## begin

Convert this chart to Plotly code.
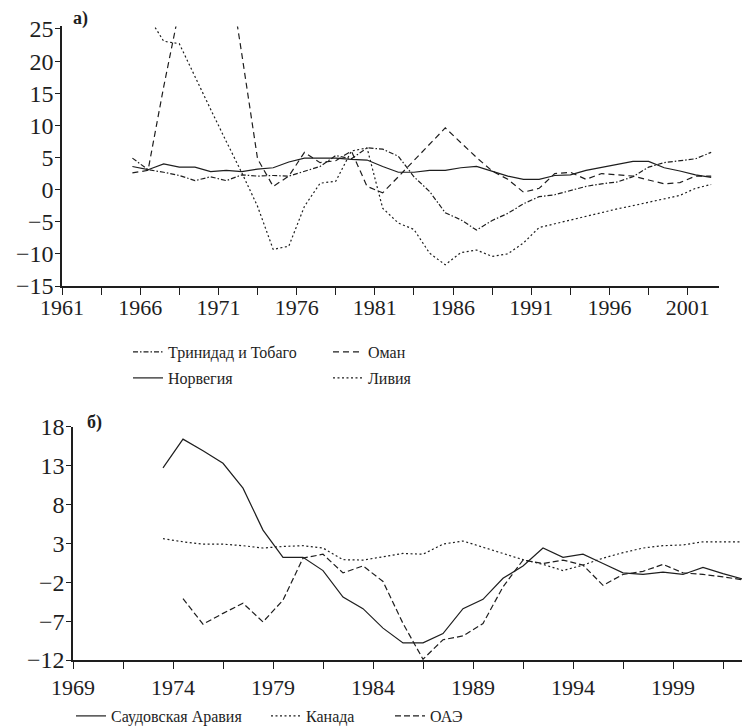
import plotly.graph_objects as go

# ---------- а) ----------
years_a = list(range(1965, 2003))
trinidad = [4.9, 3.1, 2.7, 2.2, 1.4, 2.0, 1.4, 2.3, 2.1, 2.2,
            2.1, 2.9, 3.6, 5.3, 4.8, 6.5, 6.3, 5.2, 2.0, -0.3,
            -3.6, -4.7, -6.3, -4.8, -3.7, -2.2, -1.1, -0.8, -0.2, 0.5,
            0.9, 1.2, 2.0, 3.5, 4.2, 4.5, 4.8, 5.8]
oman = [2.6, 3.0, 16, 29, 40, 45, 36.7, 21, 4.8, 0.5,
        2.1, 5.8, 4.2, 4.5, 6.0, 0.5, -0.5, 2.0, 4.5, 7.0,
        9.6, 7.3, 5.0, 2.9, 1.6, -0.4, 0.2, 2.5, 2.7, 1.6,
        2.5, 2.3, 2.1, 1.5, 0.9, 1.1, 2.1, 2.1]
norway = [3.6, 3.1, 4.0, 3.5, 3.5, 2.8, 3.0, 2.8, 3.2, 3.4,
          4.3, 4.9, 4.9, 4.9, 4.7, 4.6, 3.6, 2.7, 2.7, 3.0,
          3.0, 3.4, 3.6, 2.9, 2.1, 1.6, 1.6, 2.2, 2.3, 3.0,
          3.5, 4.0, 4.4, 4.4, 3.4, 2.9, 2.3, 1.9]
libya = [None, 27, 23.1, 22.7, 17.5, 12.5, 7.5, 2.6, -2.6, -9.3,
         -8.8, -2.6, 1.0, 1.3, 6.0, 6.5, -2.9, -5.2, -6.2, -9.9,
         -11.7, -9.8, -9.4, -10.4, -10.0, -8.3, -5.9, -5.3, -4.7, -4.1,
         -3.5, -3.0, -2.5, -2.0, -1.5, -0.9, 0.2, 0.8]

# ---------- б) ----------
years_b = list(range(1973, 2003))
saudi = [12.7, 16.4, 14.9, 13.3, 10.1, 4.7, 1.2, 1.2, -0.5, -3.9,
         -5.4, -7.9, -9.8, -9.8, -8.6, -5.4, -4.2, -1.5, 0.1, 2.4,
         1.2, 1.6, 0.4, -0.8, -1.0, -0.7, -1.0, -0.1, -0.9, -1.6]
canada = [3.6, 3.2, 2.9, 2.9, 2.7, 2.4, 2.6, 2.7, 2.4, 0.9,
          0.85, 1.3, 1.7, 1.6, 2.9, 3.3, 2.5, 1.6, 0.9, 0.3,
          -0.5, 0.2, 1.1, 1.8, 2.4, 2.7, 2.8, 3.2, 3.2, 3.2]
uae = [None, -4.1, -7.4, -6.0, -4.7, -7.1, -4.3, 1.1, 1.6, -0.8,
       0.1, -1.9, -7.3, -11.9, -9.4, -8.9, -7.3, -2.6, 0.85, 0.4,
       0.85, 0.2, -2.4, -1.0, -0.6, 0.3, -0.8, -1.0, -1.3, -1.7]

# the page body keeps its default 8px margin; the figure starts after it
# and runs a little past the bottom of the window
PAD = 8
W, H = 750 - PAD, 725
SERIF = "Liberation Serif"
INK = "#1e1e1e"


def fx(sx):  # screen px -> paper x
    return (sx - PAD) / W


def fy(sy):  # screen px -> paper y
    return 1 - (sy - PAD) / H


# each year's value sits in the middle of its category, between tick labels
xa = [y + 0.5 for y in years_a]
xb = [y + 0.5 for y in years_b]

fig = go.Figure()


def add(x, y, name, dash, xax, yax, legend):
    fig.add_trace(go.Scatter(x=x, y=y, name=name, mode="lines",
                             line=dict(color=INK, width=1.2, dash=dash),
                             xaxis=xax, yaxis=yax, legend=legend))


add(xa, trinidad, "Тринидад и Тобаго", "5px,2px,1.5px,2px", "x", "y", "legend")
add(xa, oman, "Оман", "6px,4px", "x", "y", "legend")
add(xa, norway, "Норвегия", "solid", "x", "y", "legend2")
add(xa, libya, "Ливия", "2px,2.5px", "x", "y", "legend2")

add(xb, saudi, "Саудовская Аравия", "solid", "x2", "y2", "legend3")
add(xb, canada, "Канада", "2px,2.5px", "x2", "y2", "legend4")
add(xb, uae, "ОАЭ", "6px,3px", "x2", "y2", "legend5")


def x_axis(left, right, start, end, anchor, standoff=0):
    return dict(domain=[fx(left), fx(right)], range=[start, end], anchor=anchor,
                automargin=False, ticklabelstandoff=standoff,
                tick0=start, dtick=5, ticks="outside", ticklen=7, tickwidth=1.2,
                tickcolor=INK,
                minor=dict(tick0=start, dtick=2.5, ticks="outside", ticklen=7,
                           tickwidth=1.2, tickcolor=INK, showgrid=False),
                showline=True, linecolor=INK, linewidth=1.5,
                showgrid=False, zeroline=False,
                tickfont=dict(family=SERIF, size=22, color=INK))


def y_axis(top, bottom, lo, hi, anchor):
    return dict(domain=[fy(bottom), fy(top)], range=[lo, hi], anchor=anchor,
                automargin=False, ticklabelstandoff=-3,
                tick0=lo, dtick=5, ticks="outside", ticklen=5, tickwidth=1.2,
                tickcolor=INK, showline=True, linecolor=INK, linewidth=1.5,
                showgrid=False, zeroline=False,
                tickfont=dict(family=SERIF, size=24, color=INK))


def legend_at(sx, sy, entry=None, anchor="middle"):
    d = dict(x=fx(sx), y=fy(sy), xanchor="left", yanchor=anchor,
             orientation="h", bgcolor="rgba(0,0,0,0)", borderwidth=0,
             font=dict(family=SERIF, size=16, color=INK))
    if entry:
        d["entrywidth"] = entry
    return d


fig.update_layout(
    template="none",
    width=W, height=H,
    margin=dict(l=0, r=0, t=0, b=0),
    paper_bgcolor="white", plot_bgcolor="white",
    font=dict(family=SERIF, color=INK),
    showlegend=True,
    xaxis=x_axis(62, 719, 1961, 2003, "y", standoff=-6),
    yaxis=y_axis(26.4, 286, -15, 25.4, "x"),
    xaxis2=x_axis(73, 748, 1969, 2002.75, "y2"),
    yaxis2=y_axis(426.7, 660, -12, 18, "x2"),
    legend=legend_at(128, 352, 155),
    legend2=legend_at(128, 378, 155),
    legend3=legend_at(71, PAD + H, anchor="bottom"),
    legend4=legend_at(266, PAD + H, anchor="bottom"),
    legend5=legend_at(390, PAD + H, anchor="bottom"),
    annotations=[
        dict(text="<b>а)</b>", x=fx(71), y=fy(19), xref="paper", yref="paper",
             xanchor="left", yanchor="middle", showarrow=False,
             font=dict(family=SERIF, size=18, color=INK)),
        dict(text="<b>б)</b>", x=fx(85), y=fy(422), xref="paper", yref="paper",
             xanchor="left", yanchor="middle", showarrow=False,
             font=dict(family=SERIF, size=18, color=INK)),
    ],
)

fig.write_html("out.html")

## end
## begin

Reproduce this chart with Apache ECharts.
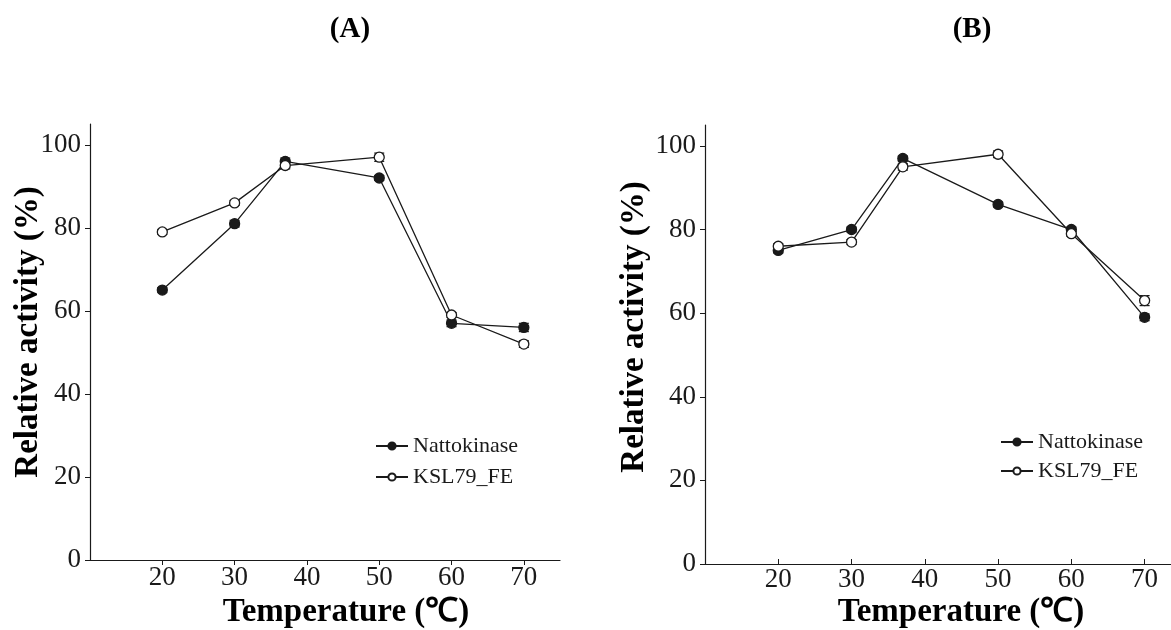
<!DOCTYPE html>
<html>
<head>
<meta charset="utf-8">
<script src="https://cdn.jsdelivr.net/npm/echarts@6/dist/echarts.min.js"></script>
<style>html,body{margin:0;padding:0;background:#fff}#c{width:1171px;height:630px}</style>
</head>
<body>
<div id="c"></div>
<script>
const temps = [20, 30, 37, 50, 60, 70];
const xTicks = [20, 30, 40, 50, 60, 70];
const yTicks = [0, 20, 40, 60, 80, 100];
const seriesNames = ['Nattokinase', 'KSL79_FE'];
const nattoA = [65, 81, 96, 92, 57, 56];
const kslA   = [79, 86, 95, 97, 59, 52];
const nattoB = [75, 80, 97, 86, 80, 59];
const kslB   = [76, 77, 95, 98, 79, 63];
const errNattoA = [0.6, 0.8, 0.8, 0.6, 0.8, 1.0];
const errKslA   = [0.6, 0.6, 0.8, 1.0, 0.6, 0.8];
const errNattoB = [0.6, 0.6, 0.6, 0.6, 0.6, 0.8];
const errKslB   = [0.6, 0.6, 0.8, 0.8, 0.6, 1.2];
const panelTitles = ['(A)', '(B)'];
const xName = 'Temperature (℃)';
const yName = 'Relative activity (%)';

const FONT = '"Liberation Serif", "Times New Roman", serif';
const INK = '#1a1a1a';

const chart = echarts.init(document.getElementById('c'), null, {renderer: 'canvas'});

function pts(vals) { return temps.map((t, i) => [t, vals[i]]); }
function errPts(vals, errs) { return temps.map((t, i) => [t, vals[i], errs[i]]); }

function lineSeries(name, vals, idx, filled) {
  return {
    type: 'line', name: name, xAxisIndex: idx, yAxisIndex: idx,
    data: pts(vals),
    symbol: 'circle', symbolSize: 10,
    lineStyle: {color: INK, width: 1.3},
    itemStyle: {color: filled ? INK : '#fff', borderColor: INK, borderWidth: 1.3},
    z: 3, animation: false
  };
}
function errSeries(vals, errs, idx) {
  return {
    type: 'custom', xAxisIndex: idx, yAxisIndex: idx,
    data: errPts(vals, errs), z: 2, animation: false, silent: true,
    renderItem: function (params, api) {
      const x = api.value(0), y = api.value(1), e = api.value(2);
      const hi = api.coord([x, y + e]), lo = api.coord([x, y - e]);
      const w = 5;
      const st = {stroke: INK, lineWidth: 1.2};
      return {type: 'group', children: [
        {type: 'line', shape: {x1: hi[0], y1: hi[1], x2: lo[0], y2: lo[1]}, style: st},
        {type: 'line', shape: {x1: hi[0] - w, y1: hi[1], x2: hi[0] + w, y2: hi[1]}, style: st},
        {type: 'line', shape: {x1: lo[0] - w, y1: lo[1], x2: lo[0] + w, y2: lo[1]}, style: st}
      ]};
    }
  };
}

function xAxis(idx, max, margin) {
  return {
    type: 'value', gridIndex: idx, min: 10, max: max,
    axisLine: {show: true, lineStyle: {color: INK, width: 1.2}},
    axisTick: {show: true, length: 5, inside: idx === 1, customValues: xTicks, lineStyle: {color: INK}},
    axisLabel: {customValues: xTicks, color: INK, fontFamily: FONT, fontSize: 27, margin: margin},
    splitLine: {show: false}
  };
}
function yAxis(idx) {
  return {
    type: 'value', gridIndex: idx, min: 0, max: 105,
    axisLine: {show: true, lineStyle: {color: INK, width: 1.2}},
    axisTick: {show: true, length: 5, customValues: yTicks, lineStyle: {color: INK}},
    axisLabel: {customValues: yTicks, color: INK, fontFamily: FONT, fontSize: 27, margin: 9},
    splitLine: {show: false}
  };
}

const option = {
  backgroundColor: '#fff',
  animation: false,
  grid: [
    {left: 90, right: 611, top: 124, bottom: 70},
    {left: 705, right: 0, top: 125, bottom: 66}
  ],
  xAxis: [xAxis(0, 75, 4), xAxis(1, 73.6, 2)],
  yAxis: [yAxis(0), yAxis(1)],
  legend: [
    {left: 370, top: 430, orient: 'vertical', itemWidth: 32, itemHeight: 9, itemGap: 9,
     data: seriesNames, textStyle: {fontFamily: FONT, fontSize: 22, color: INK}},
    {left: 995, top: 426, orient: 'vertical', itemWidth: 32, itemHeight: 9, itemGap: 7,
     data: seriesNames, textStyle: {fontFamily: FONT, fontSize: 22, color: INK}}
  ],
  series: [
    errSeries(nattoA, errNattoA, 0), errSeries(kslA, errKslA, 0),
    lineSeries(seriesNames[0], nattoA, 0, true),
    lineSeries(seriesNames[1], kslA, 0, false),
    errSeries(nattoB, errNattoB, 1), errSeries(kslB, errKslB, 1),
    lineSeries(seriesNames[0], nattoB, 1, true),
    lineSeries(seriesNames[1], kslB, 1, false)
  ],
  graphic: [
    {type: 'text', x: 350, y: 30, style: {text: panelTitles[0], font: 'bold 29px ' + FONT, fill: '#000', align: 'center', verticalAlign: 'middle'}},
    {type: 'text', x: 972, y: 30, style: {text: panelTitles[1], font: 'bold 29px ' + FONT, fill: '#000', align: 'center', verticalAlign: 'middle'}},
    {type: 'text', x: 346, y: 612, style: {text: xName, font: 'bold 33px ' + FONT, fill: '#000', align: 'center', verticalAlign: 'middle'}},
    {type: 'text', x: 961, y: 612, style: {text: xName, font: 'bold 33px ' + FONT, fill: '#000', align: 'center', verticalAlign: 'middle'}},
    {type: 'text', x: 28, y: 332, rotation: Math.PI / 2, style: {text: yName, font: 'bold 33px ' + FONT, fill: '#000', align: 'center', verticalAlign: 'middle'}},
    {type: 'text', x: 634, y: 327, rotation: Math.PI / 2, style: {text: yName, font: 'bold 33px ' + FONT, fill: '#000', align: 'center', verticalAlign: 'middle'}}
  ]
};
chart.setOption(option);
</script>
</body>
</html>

## end
## begin

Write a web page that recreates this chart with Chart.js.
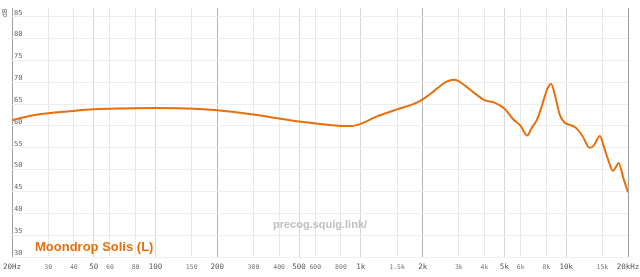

## end

What to work on. The material above holds pictures; leave them out. Repeat exactly the lines from the one containing "Convert this chart to Plotly code." through the one containing "import plotly.graph_objects as go", and nothing else.

Final result.
Convert this chart to Plotly code.
import plotly.graph_objects as go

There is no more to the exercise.